You then go down Marlborough Street and cross the Mall into St James's park, where these flowers just demanded to be photographed.




You leave the park, pass through Horseguards Parade into Whitehall to see Inigo Jones's Banqueting House. This dates from 1619 and was built as an immediate replacement for its predecessor which had burned down. Jones had travelled in Italy and was the first proponent of Palladio's style in England. The RA exhibition includes his heavily annotated copy of the Quattro Libri.

Again we see a rusticated ground floor, alternating pediments and Ionic columns, this time with Composite ones above. This building represented a radically novel classical style at the time.




Returning to Horseguards Parade your attention is directed to the Old Treasury building of 1733-6 by William Kent on the left (no photo - the sun was directly behind it) and then to Horse Guards. This was designed by William Kent and construction was supervised by John Vardy during 1751-8. More ground floor rustication and Venetian windows are in evidence, but the overall form owes more to the English Baroque school.



Finally, the route passes Westminster Abbey, into Deans Yard, through the cloisters and arrives at the delightful College Garden - a peaceful oasis where you find the Westminster School Dormitory. It was built in 1722-30 and designed by Lord Burlington. Unlike all the other buildings it is built of a beautiful golden sandstone. The ground floor arcade was enclosed at a later date.



Reflections

A wonderful and informative couple of hours. This sort of walk provides new discoveries - both planned and serendipitous - and requires you to see familiar things with fresh eyes.

It is intriguing that, at least here, the Palladian buildings fall into two very distinct clusters - early seventeenth century and early to mid eighteenth century. What happened in between? I had better reach for my architectural history books.

Well done to the RA for an excellent walk with a very informative commentary.

Sunday, 5 April 2009

Tunworth to Ellisfield (Three Castles Path 5)

All Saints, Tunworth

A bit below par today, so although we were keen to return to the Three Castles Path, it seemed sensible to just do a short section. We picked up the path at Tunworth and covered the four miles to Ellisford.

We took the opportunity to investigate All Saints church at Tunworth. Quite picturesque. Mainly mid-Victorian with some 12th and 13th century elements. Walking along the path to the church gave a view of the splendid former rectory and its grounds.



The walk itself begins with a mile or so along a bridle way which skirts a copse on one side or part of the way, with fields on the other. The copse was carpeted with wild garlic.

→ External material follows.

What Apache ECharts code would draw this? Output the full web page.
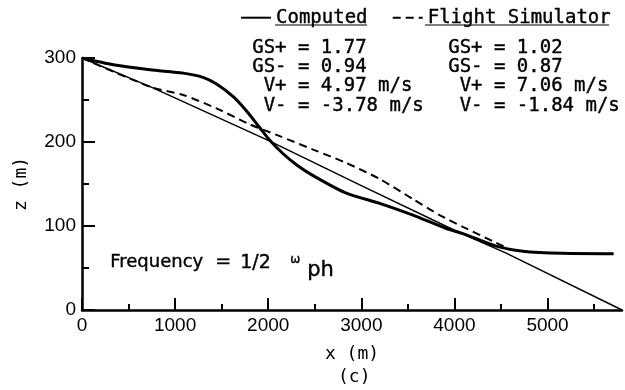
<!DOCTYPE html>
<html>
<head>
<meta charset="utf-8">
<script src="https://cdn.jsdelivr.net/npm/echarts@6/dist/echarts.min.js"></script>
<style>
html,body{margin:0;padding:0;background:#fff;}
#chart{width:625px;height:390px;}
</style>
</head>
<body>
<div id="chart"></div>
<script>
// ---- data ----
const xMin = 0, xMax = 5800;
const zMin = 0, zMax = 300;
const xMajorTicks = [0, 1000, 2000, 3000, 4000, 5000];
const xMinorTicks = [500, 1500, 2500, 3500, 4500, 5500];
const zMajorTicks = [0, 100, 200, 300];
const zMinorTicks = [50, 150, 250];

const computedX = [0, 336, 730, 1087, 1300, 1445, 1624, 1767, 1910, 2017, 2160, 2303, 2482, 2840, 3197, 3555, 3913, 4091, 4449, 4735, 5164, 5710];
const computedZ = [300, 292, 286, 282, 277, 269, 254, 237, 217, 202, 186, 173, 160, 139, 127, 113, 97, 91, 76, 70, 67.5, 67];

const simX = [0, 750, 1087, 1445, 1803, 2124, 2482, 2840, 3197, 3555, 3841, 4091, 4449, 4600];
const simZ = [300, 265, 256, 240, 221, 207, 191, 175, 156, 132, 113, 99, 80, 72];

const glideX = [0, 750, 2000, 3000, 4000, 4550, 5800];
const glideZ = [300, 265, 202, 148, 95, 68, 0];

const legendNames = ['Computed', 'Flight Simulator'];
const statsComputed = ['GS+ = 1.77', 'GS- = 0.94', ' V+ = 4.97 m/s', ' V- = -3.78 m/s'];
const statsSim = ['GS+ = 1.02', 'GS- = 0.87', ' V+ = 7.06 m/s', ' V- = -1.84 m/s'];

const zip = (xs, ys) => xs.map((x, i) => [x, ys[i]]);
const mono = 'DejaVu Sans Mono';
const sans = 'Liberation Sans';

const chart = echarts.init(document.getElementById('chart'), null, {renderer: 'canvas'});

const txt = (left, top, text, font) => ({
  type: 'text', left: left, top: top,
  style: {text: text, font: font, fill: '#000', stroke: '#000', lineWidth: 0.4}
});

const statGraphics = [];
statsComputed.forEach((t, i) => statGraphics.push(txt(252, 38 + i * 19.3, t, '19px "' + mono + '"')));
statsSim.forEach((t, i) => statGraphics.push(txt(448, 38 + i * 19.3, t, '19px "' + mono + '"')));

const option = {
  backgroundColor: '#fff',
  animation: false,
  grid: {left: 82, top: 58, right: 3, bottom: 80, containLabel: false},
  legend: {
    data: legendNames.map(n => ({name: n})),
    left: 240, top: 8, padding: 0,
    itemWidth: 30, itemHeight: 14, itemGap: 24,
    itemStyle: {opacity: 0, borderWidth: 0},
    textStyle: {fontFamily: mono, fontSize: 19, color: '#000', textBorderColor: '#000', textBorderWidth: 0.4}
  },
  xAxis: [{
    type: 'value', min: xMin, max: xMax,
    name: 'x (m)', nameLocation: 'middle', nameGap: 35,
    nameTextStyle: {fontFamily: mono, fontSize: 18, color: '#000'},
    axisLine: {show: true, lineStyle: {color: '#000', width: 2.5}},
    axisTick: {show: true, inside: true, length: 12, customValues: xMajorTicks, lineStyle: {color: '#000', width: 2}},
    axisLabel: {customValues: xMajorTicks, formatter: v => String(v), fontFamily: sans, fontSize: 19, color: '#000', margin: 6},
    splitLine: {show: false}
  }, {
    type: 'value', min: xMin, max: xMax, position: 'bottom',
    axisLine: {show: false},
    axisTick: {show: true, inside: true, length: 6, customValues: xMinorTicks, lineStyle: {color: '#000', width: 2}},
    axisLabel: {show: false},
    splitLine: {show: false}
  }],
  yAxis: [{
    type: 'value', min: zMin, max: zMax, interval: 100,
    name: 'z (m)', nameLocation: 'middle', nameGap: 52, nameRotate: 90,
    nameTextStyle: {fontFamily: mono, fontSize: 18, color: '#000'},
    axisLine: {show: true, lineStyle: {color: '#000', width: 2.5}},
    axisTick: {show: true, inside: true, length: 13, customValues: zMajorTicks, lineStyle: {color: '#000', width: 2}},
    axisLabel: {customValues: zMajorTicks, formatter: v => String(v), fontFamily: sans, fontSize: 19, color: '#000', margin: 6},
    splitLine: {show: false}
  }, {
    type: 'value', min: zMin, max: zMax, position: 'left',
    axisLine: {show: false},
    axisTick: {show: true, inside: true, length: 7, customValues: zMinorTicks, lineStyle: {color: '#000', width: 2}},
    axisLabel: {show: false},
    splitLine: {show: false}
  }],
  series: [{
    name: 'Glide path', type: 'line', data: zip(glideX, glideZ),
    symbol: 'none', lineStyle: {color: '#000', width: 1.5}
  }, {
    name: legendNames[0], type: 'line', data: zip(computedX, computedZ),
    symbol: 'none', smooth: 0.25,
    lineStyle: {color: '#000', width: 3}, itemStyle: {color: '#000'}
  }, {
    name: legendNames[1], type: 'line', data: zip(simX, simZ),
    symbol: 'none', smooth: 0.25,
    lineStyle: {color: '#000', width: 2, type: [8, 5]}, itemStyle: {color: '#000'}
  }],
  graphic: [
    {type: 'line', shape: {x1: 275, y1: 25, x2: 367, y2: 25}, style: {stroke: '#000', lineWidth: 1.2}},
    {type: 'line', shape: {x1: 425, y1: 25, x2: 609, y2: 25}, style: {stroke: '#000', lineWidth: 1.2}},
    ...statGraphics,
    txt(110, 253, 'Frequency', '18px "DejaVu Sans"'),
    txt(215, 252, '=', '19px "DejaVu Sans"'),
    txt(240, 253, '1/2', '19px "DejaVu Sans"'),
    txt(290, 254, 'ω', '12px "DejaVu Sans"'),
    txt(307, 260, 'ph', '21px "DejaVu Sans"'),
    {type: 'text', left: 338, top: 368, style: {text: '(c)', font: '18px "' + mono + '"', fill: '#000'}}
  ]
};
chart.setOption(option);
</script>
</body>
</html>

Crossing the A339 and passing under a bridge which carried the long-defunct Basingstoke and Alton Light railway, you walk along another track with woods on one side (Whinkney's Copse) and a long open field in a valley on the other.

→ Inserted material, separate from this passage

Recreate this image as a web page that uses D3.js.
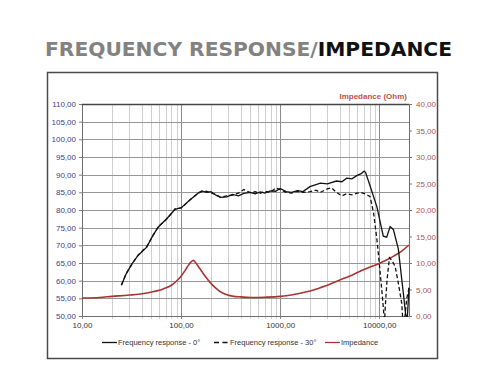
<!DOCTYPE html>
<html><head><meta charset="utf-8">
<script src="https://cdn.jsdelivr.net/npm/d3@7"></script>
<style>
html,body{margin:0;padding:0;background:#fff;}
svg{display:block;font-family:"Liberation Sans",Arial,sans-serif;}
</style></head>
<body>
<svg id="c" width="500" height="392"></svg>
<script>
// ---- data ----
const freq0 = [25,28,32,37,45,52,59,72,87,101,123,150,162,180,200,225,250,290,330,380,430,500,560,630,700,800,900,1000,1150,1300,1500,1700,2000,2300,2550,3000,3700,4200,4700,5300,6000,6600,7050,7300,8100,9500,11000,11900,12900,13900,15600,17600,18500,19200,20000];
const resp0 = [58.7,62.0,64.8,67.2,69.5,72.8,75.2,77.6,80.2,80.7,82.8,84.9,85.4,85.0,85.2,84.2,83.6,83.7,84.4,84.0,84.7,85.0,84.6,85.1,84.8,85.4,85.3,86.1,85.2,85.0,85.5,85.2,86.6,87.2,87.6,87.4,88.2,88.0,89.0,88.8,89.8,90.3,91.0,90.6,86.8,80.8,72.6,72.3,75.3,74.5,69.0,56.0,50.5,49.0,58.0];
const freq30 = [25,28,32,37,45,52,59,72,87,101,123,150,162,180,200,225,250,290,330,380,430,500,560,630,700,800,900,1000,1150,1300,1500,1700,2000,2300,2550,3000,3300,3700,4200,4700,5300,6000,6600,7300,8100,8800,9500,10100,10700,11000,11300,11600,12000,12700,13400,14500,15600,16900,17300,18000,19000,19700,20000];
const resp30 = [58.8,62.1,64.7,67.3,69.6,72.7,75.3,77.5,80.3,80.6,82.9,84.8,85.2,85.3,84.8,84.4,83.6,84.0,84.2,84.8,85.8,84.9,85.2,84.7,85.3,85.0,86.2,85.8,85.0,84.8,85.3,85.0,85.2,85.6,85.0,86.0,86.3,85.0,84.0,84.6,84.3,84.8,84.9,84.5,83.8,79.0,71.5,64.0,56.4,52.6,48.0,54.0,60.2,66.5,65.8,64.0,59.3,53.6,49.0,48.5,55.0,57.0,58.0];
const freqZ = [10,15,20,30,45,66,80,90,100,110,118,126,133,140,150,162,180,197,220,248,290,340,400,500,700,1000,1500,2000,2500,3000,4000,5000,6500,8000,10000,12000,14000,17000,20000];
const imped = [3.4,3.5,3.7,3.95,4.35,5.1,5.8,6.6,7.5,8.6,9.5,10.2,10.5,10.1,9.3,8.4,7.2,6.3,5.4,4.6,4.0,3.7,3.6,3.5,3.55,3.7,4.2,4.7,5.3,5.8,6.8,7.5,8.5,9.2,9.9,10.6,11.3,12.3,13.4];
const xTicks = [10,100,1000,10000];
const yLeftTicks = [50,55,60,65,70,75,80,85,90,95,100,105,110];
const yRightTicks = [0,5,10,15,20,25,30,35,40];
const legendLabels = ["Frequency response - 0°","Frequency response - 30°","Impedance"];

// ---- layout ----
const svg = d3.select("#c");
const L=82, R=409, T=104, B=316;
const x = d3.scaleLog().domain([10,20000]).range([L,R]);
const yL = d3.scaleLinear().domain([50,110]).range([B,T]);
const yR = d3.scaleLinear().domain([0,40]).range([B,T]);
const fmt = v => d3.format(".2f")(v).replace(".",",");

// title
const title = svg.append("text").attr("x",45).attr("y",56)
  .attr("font-family","'DejaVu Sans',sans-serif").attr("font-weight","bold").attr("font-size",19)
  .attr("textLength",407).attr("lengthAdjust","spacingAndGlyphs");
title.append("tspan").attr("fill","#828282").text("FREQUENCY RESPONSE/");
title.append("tspan").attr("fill","#111").text("IMPEDANCE");

// frame
svg.append("rect").attr("x",47.5).attr("y",72.5).attr("width",390).attr("height",286)
  .attr("fill","none").attr("stroke","#4a4a4a").attr("stroke-width",1.5);

// vertical grid
const minors = [];
for (let d=10; d<=10000; d*=10) for (let k=1;k<=9;k++){ const v=d*k; if(v<=20000) minors.push(v); }
minors.push(20000);
svg.append("g").selectAll("line").data(minors).join("line")
  .attr("x1",d=>Math.round(x(d))+0.5).attr("x2",d=>Math.round(x(d))+0.5)
  .attr("y1",T).attr("y2",B+3)
  .attr("stroke",d=>xTicks.includes(d)?"#8a8a8a":"#cfcfcf").attr("stroke-width",1);

// horizontal grid
svg.append("g").selectAll("line").data(yLeftTicks).join("line")
  .attr("x1",L).attr("x2",R).attr("y1",d=>Math.round(yL(d))+0.5).attr("y2",d=>Math.round(yL(d))+0.5)
  .attr("stroke","#969696").attr("stroke-width",1.2);

// plot border
svg.append("rect").attr("x",L+0.5).attr("y",T+0.5).attr("width",R-L).attr("height",B-T)
  .attr("fill","none").attr("stroke","#6e6e6e").attr("stroke-width",1);
svg.append("line").attr("x1",L).attr("x2",R).attr("y1",T+0.5).attr("y2",T+0.5).attr("stroke","#444").attr("stroke-width",1.5);

// axes
const axL = svg.append("g").attr("transform",`translate(${L},0)`)
  .call(d3.axisLeft(yL).tickValues(yLeftTicks).tickFormat(fmt).tickSize(3).tickPadding(3));
axL.select(".domain").remove();
axL.selectAll("line").attr("stroke","#777");
axL.selectAll("text").attr("fill","#3e3e86").attr("font-size",8).attr("font-family","'Liberation Sans',Arial,sans-serif");

const axR = svg.append("g").attr("transform",`translate(${R},0)`)
  .call(d3.axisRight(yR).tickValues(yRightTicks).tickFormat(fmt).tickSize(3).tickPadding(4));
axR.select(".domain").remove();
axR.selectAll("line").attr("stroke","#777");
axR.selectAll("text").attr("fill","#b05450").attr("font-size",8).attr("font-family","'Liberation Sans',Arial,sans-serif");

const axB = svg.append("g").attr("transform",`translate(0,${B})`)
  .call(d3.axisBottom(x).tickValues(xTicks).tickFormat(fmt).tickSize(0).tickPadding(6));
axB.select(".domain").remove();
axB.selectAll("text").attr("fill","#333").attr("font-size",8).attr("font-family","'Liberation Sans',Arial,sans-serif");

// impedance label
svg.append("text").attr("x",R-2).attr("y",99).attr("text-anchor","end")
  .attr("fill","#c0504d").attr("font-size",8).attr("font-weight","bold").text("Impedance (Ohm)");

// clip
svg.append("clipPath").attr("id","clip").append("rect").attr("x",L).attr("y",T).attr("width",R-L+1).attr("height",B-T+1);
const g = svg.append("g").attr("clip-path","url(#clip)");

const lineZ = d3.line().x((d,i)=>x(freqZ[i])).y(d=>yR(d)).curve(d3.curveMonotoneX);
g.append("path").attr("d",lineZ(imped)).attr("fill","none").attr("stroke","#a83532").attr("stroke-width",1.6);

const line30 = d3.line().x((d,i)=>x(freq30[i])).y(d=>yL(d));
g.append("path").attr("d",line30(resp30)).attr("fill","none").attr("stroke","#111")
  .attr("stroke-width",1.3).attr("stroke-dasharray","4,2.5");

const line0 = d3.line().x((d,i)=>x(freq0[i])).y(d=>yL(d));
g.append("path").attr("d",line0(resp0)).attr("fill","none").attr("stroke","#111").attr("stroke-width",1.3);

// legend
const lg = svg.append("g").attr("font-size",7.5).attr("fill","#333");
const items = [
  {x:102, dash:null, color:"#111"},
  {x:214, dash:"5,3.5", color:"#111"},
  {x:325, dash:null, color:"#a83532"}
];
items.forEach((it,i)=>{
  lg.append("line").attr("x1",it.x).attr("x2",it.x+15).attr("y1",342.5).attr("y2",342.5)
    .attr("stroke",it.color).attr("stroke-width",1.3).attr("stroke-dasharray",it.dash);
  lg.append("text").attr("x",it.x+16).attr("y",345).text(legendLabels[i]);
});
</script>
</body></html>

At the end of this field you pass through a grassy ride and then continue along a headland. At the end of this a tree-lined, slightly sunken track leads down to Ellisfield. Somewhere, imperceptibly, along here you pass the highest point on the Three Castles Path, 646ft.

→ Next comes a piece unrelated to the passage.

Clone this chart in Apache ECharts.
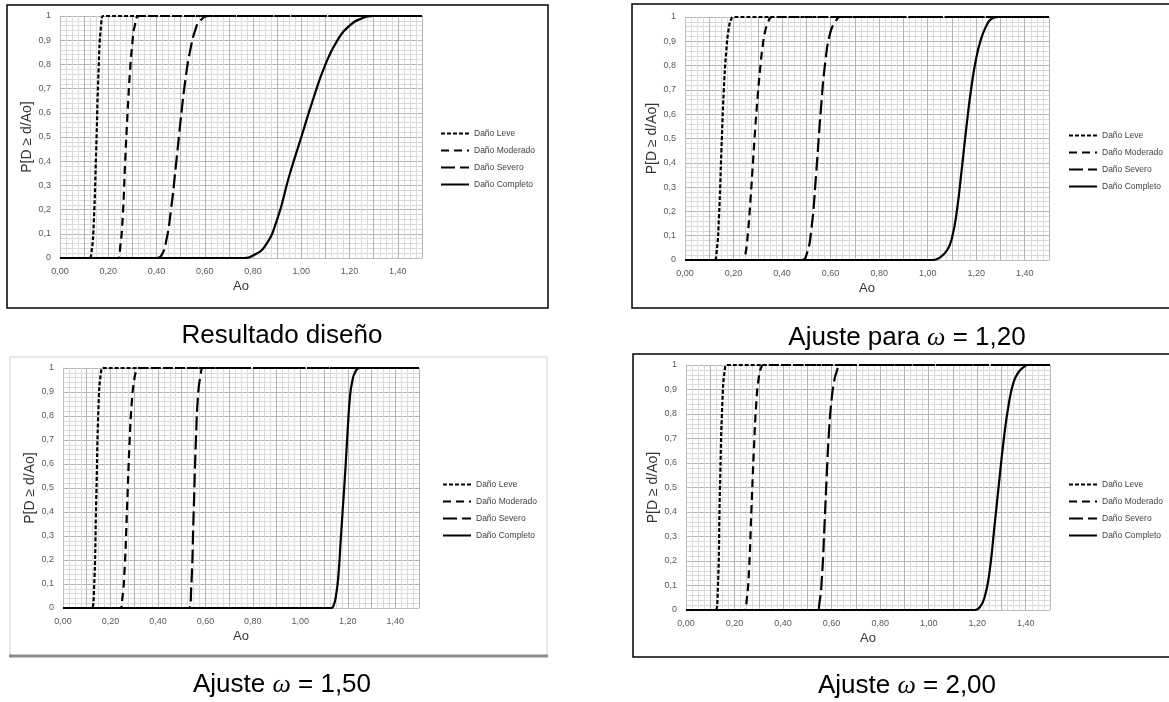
<!DOCTYPE html>
<html><head><meta charset="utf-8">
<script src="https://cdn.jsdelivr.net/npm/echarts@6/dist/echarts.min.js"></script>
<style>html,body{margin:0;padding:0;background:#fff}#c{width:1169px;height:702px}</style>
</head><body><div id="c"></div>
<script>
// ---------- text ----------
const seriesNames = ['Daño Leve', 'Daño Moderado', 'Daño Severo', 'Daño Completo'];
const panelTitlesPre = ['Resultado diseño', 'Ajuste para ', 'Ajuste ', 'Ajuste '];
const panelTitlesOmega = ['', 'ω', 'ω', 'ω'];
const panelTitlesPost = ['', ' = 1,20', ' = 1,50', ' = 2,00'];
const xTickLabels = ['0,00', '0,20', '0,40', '0,60', '0,80', '1,00', '1,20', '1,40'];
const yTickLabels = ['0', '0,1', '0,2', '0,3', '0,4', '0,5', '0,6', '0,7', '0,8', '0,9', '1'];
const xAxisTitle = 'Ao';
const yAxisTitle = 'P[D ≥ d/Ao]';

// ---------- data: [Ao, P] ----------
// Panel 1: Resultado diseño
const p1Leve = [[0,0],[0.12,0],[0.13,0.02],[0.14,0.15],[0.15,0.45],[0.16,0.78],[0.17,0.96],[0.18,1],[1.5,1]];
const p1Moderado = [[0,0],[0.24,0],[0.25,0.05],[0.26,0.17],[0.27,0.4],[0.28,0.6],[0.29,0.77],[0.30,0.89],[0.31,0.96],[0.33,1],[1.5,1]];
const p1Severo = [[0,0],[0.40,0],[0.42,0.01],[0.44,0.07],[0.46,0.2],[0.48,0.38],[0.50,0.57],[0.52,0.74],[0.54,0.86],[0.56,0.94],[0.58,0.98],[0.62,1],[1.5,1]];
const p1Completo = [[0,0],[0.76,0],[0.80,0.01],[0.85,0.05],[0.90,0.16],[0.95,0.34],[1.00,0.50],[1.05,0.66],[1.10,0.80],[1.15,0.90],[1.20,0.96],[1.25,0.99],[1.30,1],[1.5,1]];
// Panel 2: Ajuste para ω = 1,20
const p2Leve = [[0,0],[0.12,0],[0.13,0.03],[0.14,0.18],[0.15,0.45],[0.16,0.7],[0.17,0.86],[0.18,0.95],[0.19,0.99],[0.20,1],[1.5,1]];
const p2Moderado = [[0,0],[0.24,0],[0.25,0.03],[0.26,0.12],[0.27,0.25],[0.28,0.4],[0.29,0.55],[0.30,0.68],[0.31,0.79],[0.32,0.88],[0.33,0.94],[0.34,0.97],[0.36,1],[1.5,1]];
const p2Severo = [[0,0],[0.48,0],[0.50,0.02],[0.52,0.12],[0.54,0.35],[0.56,0.62],[0.58,0.83],[0.60,0.94],[0.62,0.98],[0.64,1],[1.5,1]];
const p2Completo = [[0,0],[1.02,0],[1.05,0.01],[1.08,0.04],[1.10,0.09],[1.12,0.2],[1.14,0.37],[1.16,0.55],[1.18,0.71],[1.20,0.83],[1.22,0.91],[1.24,0.96],[1.26,0.99],[1.29,1],[1.5,1]];
// Panel 3: Ajuste ω = 1,50
const p3Leve = [[0,0],[0.12,0],[0.13,0.06],[0.14,0.45],[0.15,0.85],[0.16,0.98],[0.17,1],[1.5,1]];
const p3Moderado = [[0,0],[0.24,0],[0.25,0.04],[0.26,0.17],[0.27,0.42],[0.28,0.68],[0.29,0.86],[0.30,0.95],[0.31,0.99],[0.32,1],[1.5,1]];
const p3Severo = [[0,0],[0.53,0],[0.54,0.08],[0.55,0.38],[0.56,0.7],[0.57,0.9],[0.58,0.97],[0.59,1],[1.5,1]];
const p3Completo = [[0,0],[1.13,0],[1.14,0.01],[1.15,0.05],[1.16,0.13],[1.17,0.28],[1.18,0.43],[1.19,0.58],[1.20,0.75],[1.21,0.89],[1.22,0.95],[1.23,0.98],[1.25,1],[1.5,1]];
// Panel 4: Ajuste ω = 2,00
const p4Leve = [[0,0],[0.12,0],[0.13,0.05],[0.14,0.5],[0.15,0.85],[0.16,0.98],[0.17,1],[1.5,1]];
const p4Moderado = [[0,0],[0.24,0],[0.25,0.04],[0.26,0.17],[0.27,0.42],[0.28,0.66],[0.29,0.85],[0.30,0.95],[0.31,0.99],[0.32,1],[1.5,1]];
const p4Severo = [[0,0],[0.54,0],[0.55,0.03],[0.56,0.13],[0.57,0.33],[0.58,0.55],[0.59,0.74],[0.60,0.86],[0.61,0.93],[0.62,0.97],[0.64,1],[1.5,1]];
const p4Completo = [[0,0],[1.19,0],[1.21,0.01],[1.23,0.05],[1.25,0.15],[1.27,0.33],[1.29,0.52],[1.31,0.7],[1.33,0.84],[1.35,0.93],[1.37,0.97],[1.39,0.99],[1.41,1],[1.5,1]];

const panelData = [
  [p1Leve, p1Moderado, p1Severo, p1Completo],
  [p2Leve, p2Moderado, p2Severo, p2Completo],
  [p3Leve, p3Moderado, p3Severo, p3Completo],
  [p4Leve, p4Moderado, p4Severo, p4Completo]
];

// ---------- layout / style ----------
const grids = [
  {left: 60, top: 16, width: 362, height: 242},
  {left: 685, top: 17, width: 364, height: 243},
  {left: 63, top: 368, width: 356, height: 240},
  {left: 686, top: 365, width: 364, height: 245}
];
const legendPos = [
  {left: 435, top: 124},
  {left: 1063, top: 126},
  {left: 437, top: 475},
  {left: 1063, top: 475}
];
const titlePos = [
  {x: 277, y: 331},
  {x: 902, y: 333},
  {x: 277, y: 680},
  {x: 902, y: 681}
];
const dashes = [[4, 2], [8, 5], [14, 5], 'solid'];
const widths = [2.2, 2.2, 2.2, 2.2];

const FONT = 'Liberation Sans, Arial, sans-serif';
const option = {
  animation: false,
  backgroundColor: '#fff',
  grid: grids.map(g => Object.assign({containLabel: false}, g)),
  xAxis: grids.map((g, i) => ({
    type: 'value', gridIndex: i, min: 0, max: 1.5, interval: 0.1,
    name: xAxisTitle, nameLocation: 'middle', nameGap: 22,
    nameTextStyle: {fontFamily: FONT, fontSize: 13, color: '#333'},
    axisLine: {show: true, lineStyle: {color: '#bfbfbf', width: 1}},
    axisTick: {show: false},
    axisLabel: {
      fontFamily: FONT, fontSize: 9, color: '#595959', margin: 9,
      showMaxLabel: false,
      formatter: v => { const k = Math.round(v * 10); return k % 2 === 0 && xTickLabels[k / 2] ? xTickLabels[k / 2] : ''; }
    },
    splitLine: {show: true, lineStyle: {color: '#b5b5b5', width: 1}},
    minorTick: {show: false, splitNumber: 4},
    minorSplitLine: {show: true, lineStyle: {color: '#dcdcdc', width: 1}}
  })),
  yAxis: grids.map((g, i) => ({
    type: 'value', gridIndex: i, min: 0, max: 1, interval: 0.1,
    name: yAxisTitle, nameLocation: 'middle', nameGap: 26, nameRotate: 90,
    nameTextStyle: {fontFamily: FONT, fontSize: 14, color: '#333'},
    axisLine: {show: true, lineStyle: {color: '#bfbfbf', width: 1}},
    axisTick: {show: false},
    axisLabel: {
      fontFamily: FONT, fontSize: 9, color: '#595959', margin: 9,
      formatter: v => yTickLabels[Math.round(v * 10)] || ''
    },
    splitLine: {show: true, lineStyle: {color: '#b5b5b5', width: 1}},
    minorTick: {show: false, splitNumber: 5},
    minorSplitLine: {show: true, lineStyle: {color: '#dcdcdc', width: 1}}
  })),
  legend: legendPos.map((p, i) => ({
    orient: 'vertical', left: p.left, top: p.top,
    itemWidth: 28, itemHeight: 10, itemGap: 8,
    data: seriesNames,
    selectedMode: false,
    itemStyle: {opacity: 0, borderWidth: 0},
    textStyle: {fontFamily: FONT, fontSize: 8.5, color: '#404040'}
  })),
  title: titlePos.map((p, i) => ({
    text: '{a|' + panelTitlesPre[i] + '}' + (panelTitlesOmega[i] ? '{w|' + panelTitlesOmega[i] + '}' : '') + '{a|' + panelTitlesPost[i] + '}',
    left: p.x, top: p.y, textAlign: 'center', textVerticalAlign: 'middle',
    textStyle: {
      fontWeight: 'normal',
      rich: {
        a: {fontFamily: FONT, fontSize: 26, fontWeight: 'normal', color: '#000'},
        w: {fontFamily: 'Liberation Serif, Times New Roman, serif', fontStyle: 'italic', fontWeight: 'normal', fontSize: 26, color: '#000'}
      }
    }
  })),
  series: [],
  graphic: [
    {type: 'rect', shape: {x: 7, y: 5, width: 541, height: 303}, style: {fill: 'none', stroke: '#000', lineWidth: 1.5}, silent: true},
    {type: 'polyline', shape: {points: [[1169, 4], [632, 4], [632, 308], [1169, 308]]}, style: {fill: 'none', stroke: '#000', lineWidth: 1.5}, silent: true},
    {type: 'polyline', shape: {points: [[10, 655], [10, 357], [547, 357], [547, 655]]}, style: {fill: 'none', stroke: '#d0d0d0', lineWidth: 1}, silent: true},
    {type: 'line', shape: {x1: 9, y1: 656, x2: 548, y2: 656}, style: {stroke: '#8c8c8c', lineWidth: 3}, silent: true},
    {type: 'polyline', shape: {points: [[1169, 354], [633, 354], [633, 657], [1169, 657]]}, style: {fill: 'none', stroke: '#000', lineWidth: 1.5}, silent: true}
  ]
};

panelData.forEach((curves, gi) => {
  curves.forEach((data, si) => {
    option.series.push({
      type: 'line', name: seriesNames[si], xAxisIndex: gi, yAxisIndex: gi,
      data: data, symbol: 'none', showSymbol: false,
      smooth: 0.5,
      lineStyle: {color: '#000', width: widths[si], type: dashes[si], cap: 'butt'},
      itemStyle: {color: '#000'},
      z: 3 + si
    });
  });
});

const chart = echarts.init(document.getElementById('c'), null, {renderer: 'canvas'});
chart.setOption(option);
</script>
</body></html>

A slight detour reveals the village pond in front of the 18th century manor house, glimpsed through a hole in the brick wall which surrounds it.



A little further on is St Martin's church. It is mainly the result of rebuilding in 1870. The tower dates from 1884.


From: The Three Castles Path by David Bounds for the East Berkshire Ramblers’ Association Group. Stage 10.

Map: 144 (Basingstoke, Alton and Winchester).

Rating: four stars. Quiet, pleasant tracks, copses, farmland.


Reflections

We were struck by how big the fields are in this part of Hampshire, compared to what we usually see in Berkshire. It was good to be walking along tracks which define the edges of them, rather than across the middle as we often have nearer home. Are these two points connected?